Struinen op de ‘Savanne’
Twee weken geleden was ik met mijn vriendin op Terschelling. Ik ben er nu een paar keer geweest en ik merk dat ik verliefd begin te worden op het eiland, met name omdat delen nog behoorlijk ongerept aanvoelen, zonder aangelegde paadjes, maar wel open om te lopen waar je wilt. Ook over de duinen en de ‘savanne’ ook waar runderen en paarden vrij rond lopen. Dat kom je niet vaak meer tegen in Nederland.
Op de eerste dag maakten we een prachtige wandeling. We struinden door lage grassen, mossen, duinzand. Moesten op gegeven moment om een flinke groep runderen heen. De 25 meter afstand tot de dieren die je als wandelaar moet proberen aan te houden, ging deze keer echt niet lukken, omdat de strook waar we wandelden aan beide zijden beperkt was door lange drassige stroken met ondoordringbare bosjes. Gelukkig bleven ze rustig staan, grazend, af en toe op kijkend naar wie hun territorium nu weer betrad.
We hielden de app Komoot een beetje in de gaten, zodat we niet ineens onszelf klem zouden lopen, zoals mijn vriendin een paar jaar geleden had.
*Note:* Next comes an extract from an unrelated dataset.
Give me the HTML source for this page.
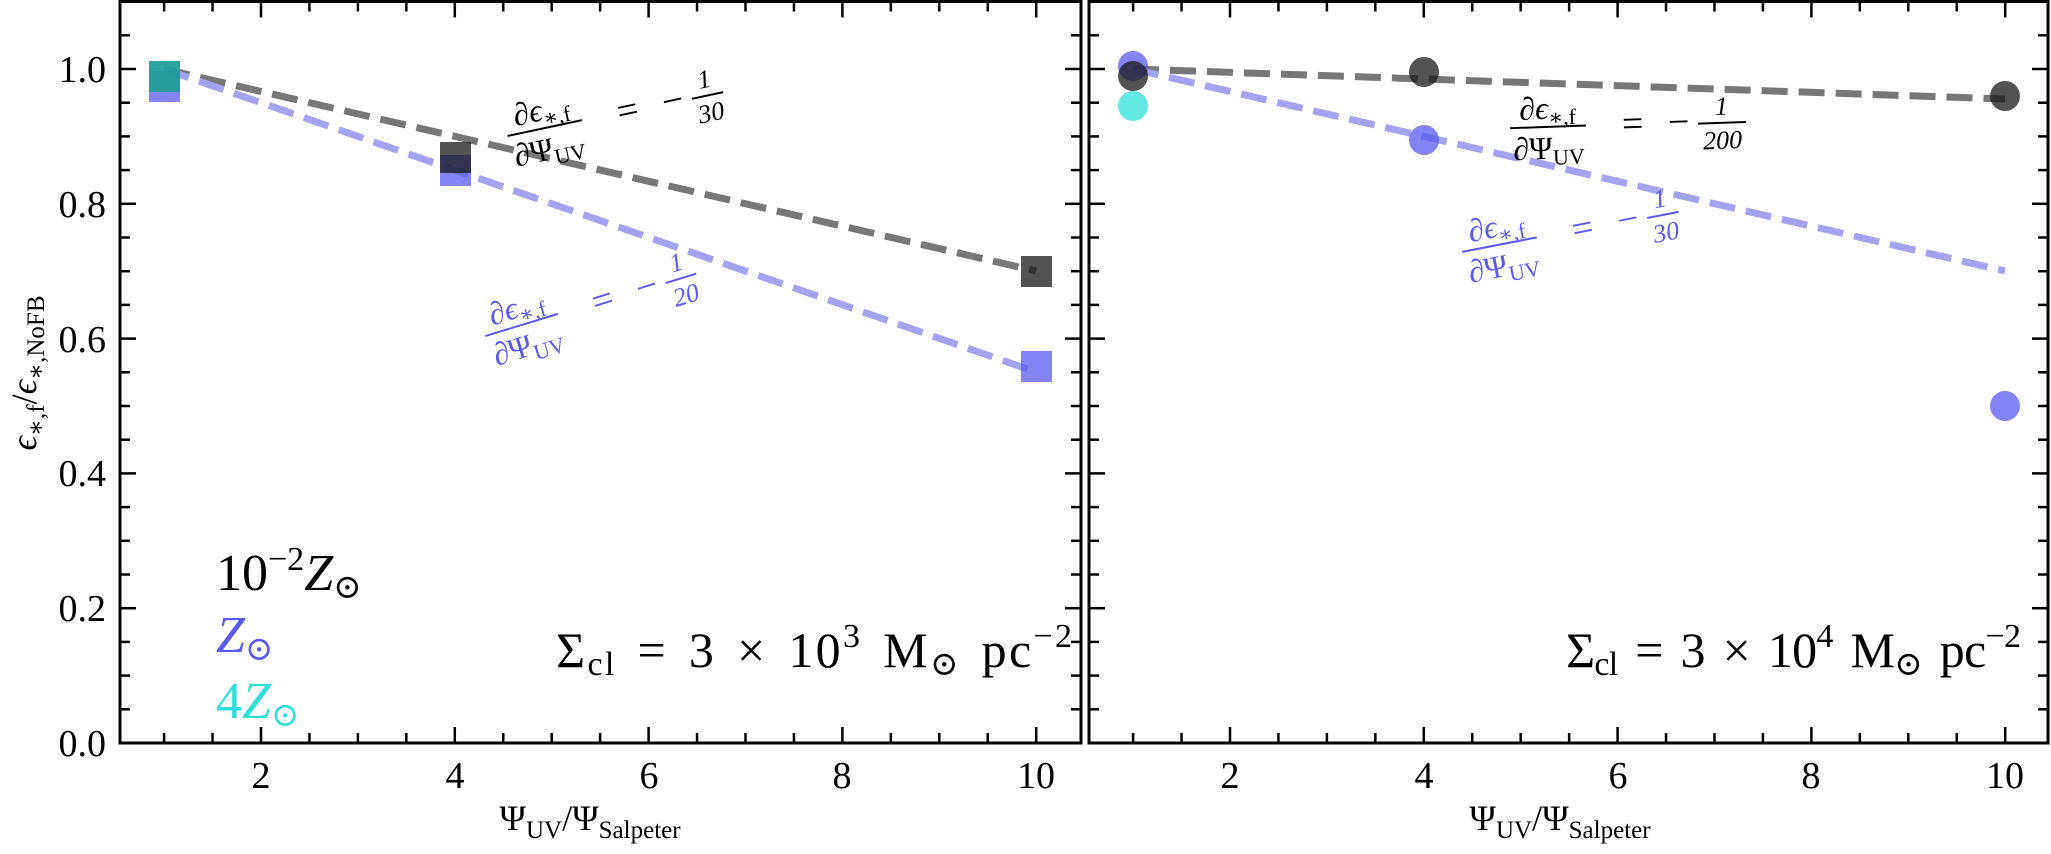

Het pad waar ze over liep werd steeds minder zichtbaar, maar vol vertrouwen wandelde ze verder. Tegen de tijd dat ze de weg naar huis probeerde te vinden, bleek ze keer op keer ingesloten; de ene keer door water of bosjes, de andere keer door een compacte groep runderen, dan weer door loslopende paarden die onstuimig aan het rennen en bokken waren of door – zowaar – een prikkeldraad afzetting. Het duurde haar nog zeker anderhalf uur voordat ze de weg eruit had gevonden. Google maps bood toen geen soelaas en Komoot kende ze / bestond nog niet.